---------- Material
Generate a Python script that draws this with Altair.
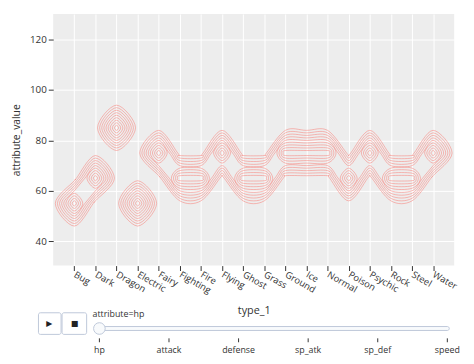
import altair as alt
import numpy as np
import pandas as pd

# ---- data (attribute = hp) ----
types = ["Bug", "Dark", "Dragon", "Electric", "Fairy", "Fighting", "Fire", "Flying",
         "Ghost", "Grass", "Ground", "Ice", "Normal", "Poison", "Psychic", "Rock",
         "Steel", "Water"]
hp_values = [55, 65, 85, 55, 75, 65, 65, 75, 65, 65, 75, 75, 75, 65, 75, 65, 65, 75]
attributes = ["hp", "attack", "defense", "sp_atk", "sp_def", "speed"]
current_attribute = "hp"
y_bin_size = 10
y_ticks = [40, 60, 80, 100, 120]

# ---- 2D histogram (categories x 10-wide bins), padded with empty bins ----
n = len(types)
xs = np.arange(-1, n + 1, dtype=float)
lo = (min(hp_values) // y_bin_size - 1) * y_bin_size
hi = (max(hp_values) // y_bin_size + 2) * y_bin_size
ys = np.arange(lo, hi, y_bin_size) + y_bin_size / 2
z = np.zeros((len(ys), len(xs)))
for i, v in enumerate(hp_values):
    j = int((v - lo) // y_bin_size)
    z[j, i + 1] += 1

# contour levels like plotly's autocontour (ncontours = 15)
zmax = z.max()
rough = zmax / 15
base = 10 ** np.floor(np.log10(rough))
step = base * min(m for m in (2, 5, 10) if m >= rough / base - 1e-12)
levels = np.arange(step, zmax - 1e-9, step)


def contour_loops(level):
    ny, nx = z.shape

    def point(e):
        kind, j, i = e
        if kind == "h":
            z1, z2 = z[j, i], z[j, i + 1]
            t = (level - z1) / (z2 - z1)
            return xs[i] + t * (xs[i + 1] - xs[i]), ys[j]
        z1, z2 = z[j, i], z[j + 1, i]
        t = (level - z1) / (z2 - z1)
        return xs[i], ys[j] + t * (ys[j + 1] - ys[j])

    adj = {}
    for j in range(ny - 1):
        for i in range(nx - 1):
            a, b, c, d = z[j, i], z[j, i + 1], z[j + 1, i + 1], z[j + 1, i]
            ha, hb, hc, hd = a >= level, b >= level, c >= level, d >= level
            bottom, top = ("h", j, i), ("h", j + 1, i)
            left, right = ("v", j, i), ("v", j, i + 1)
            crossed = []
            if ha != hb:
                crossed.append(bottom)
            if hb != hc:
                crossed.append(right)
            if hc != hd:
                crossed.append(top)
            if hd != ha:
                crossed.append(left)
            if len(crossed) == 2:
                pairs = [tuple(crossed)]
            elif len(crossed) == 4:
                center_high = (a + b + c + d) / 4 >= level
                if ha:
                    pairs = [(bottom, right), (top, left)] if center_high else [(bottom, left), (top, right)]
                else:
                    pairs = [(bottom, left), (top, right)] if center_high else [(bottom, right), (top, left)]
            else:
                pairs = []
            for p, q in pairs:
                adj.setdefault(p, []).append(q)
                adj.setdefault(q, []).append(p)

    loops, visited = [], set()
    for start in adj:
        if start in visited:
            continue
        loop, cur = [start], start
        visited.add(start)
        while True:
            nxt = [e for e in adj[cur] if e not in visited]
            if not nxt:
                break
            cur = nxt[0]
            visited.add(cur)
            loop.append(cur)
        loops.append([point(e) for e in loop])
    return loops


rows = []
cid = 0
for lev in levels:
    for loop in contour_loops(lev):
        for k, (px, py) in enumerate(loop):
            rows.append({"cid": cid, "ord": k, "x": px, "y": py, "level": lev})
        cid += 1
contours = pd.DataFrame(rows)

FONT = "Open Sans"
TXT = "#333333"
label_expr = "[" + ",".join("'%s'" % t for t in types) + "][datum.value]"

W, H = 408, 256

lines = alt.Chart(contours).mark_line(
    interpolate="cardinal-closed", strokeWidth=0.5, color="#F8766D"
).encode(
    x=alt.X("x:Q", scale=alt.Scale(domain=[-1, n], nice=False, zero=False),
            axis=alt.Axis(values=list(range(n)), labelExpr=label_expr, labelAngle=30,
                          labelAlign="left", labelBaseline="middle", labelPadding=3,
                          labelOverlap=False, labelFlush=False,
                          tickSize=5, tickColor=TXT, labelColor=TXT, labelFontSize=9.5,
                          labelFont=FONT, grid=True, gridColor="white", gridWidth=1,
                          domain=False, title="type_1", titleFont=FONT, titleFontSize=11,
                          titleFontWeight="normal", titleColor=TXT, titleY=46,
                          titleBaseline="middle")),
    y=alt.Y("y:Q", scale=alt.Scale(domain=[30.3, 130.2], nice=False, zero=False),
            axis=alt.Axis(values=y_ticks, tickSize=5, tickColor=TXT, labelColor=TXT,
                          labelFontSize=10, labelFont=FONT, labelPadding=2, grid=True,
                          gridColor="white", gridWidth=1, domain=False,
                          title="attribute_value", titleFont=FONT, titleFontSize=10.5,
                          titleFontWeight="normal", titleColor=TXT, titleX=-37,
                          titleY=H / 2, titleBaseline="middle", titleAlign="center",
                          titleAngle=270)),
    detail="cid:N",
    order="ord:Q",
)

# ---- slider / animation controls ----
attr_df = pd.DataFrame({"attribute": attributes})
cur_df = pd.DataFrame({"attribute": [current_attribute],
                       "label": ["attribute=" + current_attribute]})
one = pd.DataFrame({"k": [0]})
sx = alt.X("attribute:N", scale=alt.Scale(type="point", domain=attributes, range=[47, 401], padding=0),
           axis=None)

rail = alt.Chart(one).mark_rect(cornerRadius=2, fill="#F8FAFC", stroke="#BEC8D9", strokeWidth=1).encode(
    x=alt.value(42), x2=alt.value(403), y=alt.value(318), y2=alt.value(322))
ticks = alt.Chart(attr_df).mark_rule(color=TXT, strokeWidth=1).encode(
    x=sx, y=alt.value(330), y2=alt.value(334))
tick_labels = alt.Chart(attr_df).mark_text(font=FONT, fontSize=9, color=TXT, baseline="middle").encode(
    x=sx, y=alt.value(342), text="attribute:N")
handle = alt.Chart(cur_df).mark_point(shape="circle", size=140, filled=True, fill="#F8FAFC",
                                      stroke="#BEC8D9", strokeWidth=1, opacity=1).encode(
    x=sx, y=alt.value(320))
cur_label = alt.Chart(cur_df).mark_text(font=FONT, fontSize=9, color=TXT, align="left",
                                        baseline="middle").encode(
    x=alt.value(40), y=alt.value(305), text="label:N")
btn1 = alt.Chart(one).mark_rect(cornerRadius=2, fill="white", stroke="#BEC8D9").encode(
    x=alt.value(-15), x2=alt.value(8), y=alt.value(304), y2=alt.value(326))
btn2 = alt.Chart(one).mark_rect(cornerRadius=2, fill="white", stroke="#BEC8D9").encode(
    x=alt.value(9), x2=alt.value(34), y=alt.value(304), y2=alt.value(326))
play = alt.Chart(one).mark_text(text="\u25B6", font="DejaVu Sans", fontSize=8, color="#222").encode(
    x=alt.value(-4), y=alt.value(315))
stop = alt.Chart(one).mark_text(text="\u25A0", font="DejaVu Sans", fontSize=8, color="#222").encode(
    x=alt.value(22), y=alt.value(315))

slider = alt.layer(rail, ticks, tick_labels, handle, cur_label, btn1, btn2, play, stop)

chart = alt.layer(lines, slider).resolve_scale(x="independent", y="independent").properties(
    width=W, height=H,
    autosize=alt.AutoSizeParams(type="none"),
    padding={"left": 46, "top": 3, "right": 12, "bottom": 96},
).configure_view(fill="rgb(237,237,237)", strokeWidth=0)

chart.save("out.html", embed_options={"renderer": "svg", "actions": False})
--------------------
Starting at the top of the listing above, please restate word for word each line up to and including the one that holds "return xs[i], ys[j]", omitting every image.

Generate a Python script that draws this with Altair.
import altair as alt
import numpy as np
import pandas as pd

# ---- data (attribute = hp) ----
types = ["Bug", "Dark", "Dragon", "Electric", "Fairy", "Fighting", "Fire", "Flying",
         "Ghost", "Grass", "Ground", "Ice", "Normal", "Poison", "Psychic", "Rock",
         "Steel", "Water"]
hp_values = [55, 65, 85, 55, 75, 65, 65, 75, 65, 65, 75, 75, 75, 65, 75, 65, 65, 75]
attributes = ["hp", "attack", "defense", "sp_atk", "sp_def", "speed"]
current_attribute = "hp"
y_bin_size = 10
y_ticks = [40, 60, 80, 100, 120]

# ---- 2D histogram (categories x 10-wide bins), padded with empty bins ----
n = len(types)
xs = np.arange(-1, n + 1, dtype=float)
lo = (min(hp_values) // y_bin_size - 1) * y_bin_size
hi = (max(hp_values) // y_bin_size + 2) * y_bin_size
ys = np.arange(lo, hi, y_bin_size) + y_bin_size / 2
z = np.zeros((len(ys), len(xs)))
for i, v in enumerate(hp_values):
    j = int((v - lo) // y_bin_size)
    z[j, i + 1] += 1

# contour levels like plotly's autocontour (ncontours = 15)
zmax = z.max()
rough = zmax / 15
base = 10 ** np.floor(np.log10(rough))
step = base * min(m for m in (2, 5, 10) if m >= rough / base - 1e-12)
levels = np.arange(step, zmax - 1e-9, step)


def contour_loops(level):
    ny, nx = z.shape

    def point(e):
        kind, j, i = e
        if kind == "h":
            z1, z2 = z[j, i], z[j, i + 1]
            t = (level - z1) / (z2 - z1)
            return xs[i] + t * (xs[i + 1] - xs[i]), ys[j]
        z1, z2 = z[j, i], z[j + 1, i]
        t = (level - z1) / (z2 - z1)
        return xs[i], ys[j] + t * (ys[j + 1] - ys[j])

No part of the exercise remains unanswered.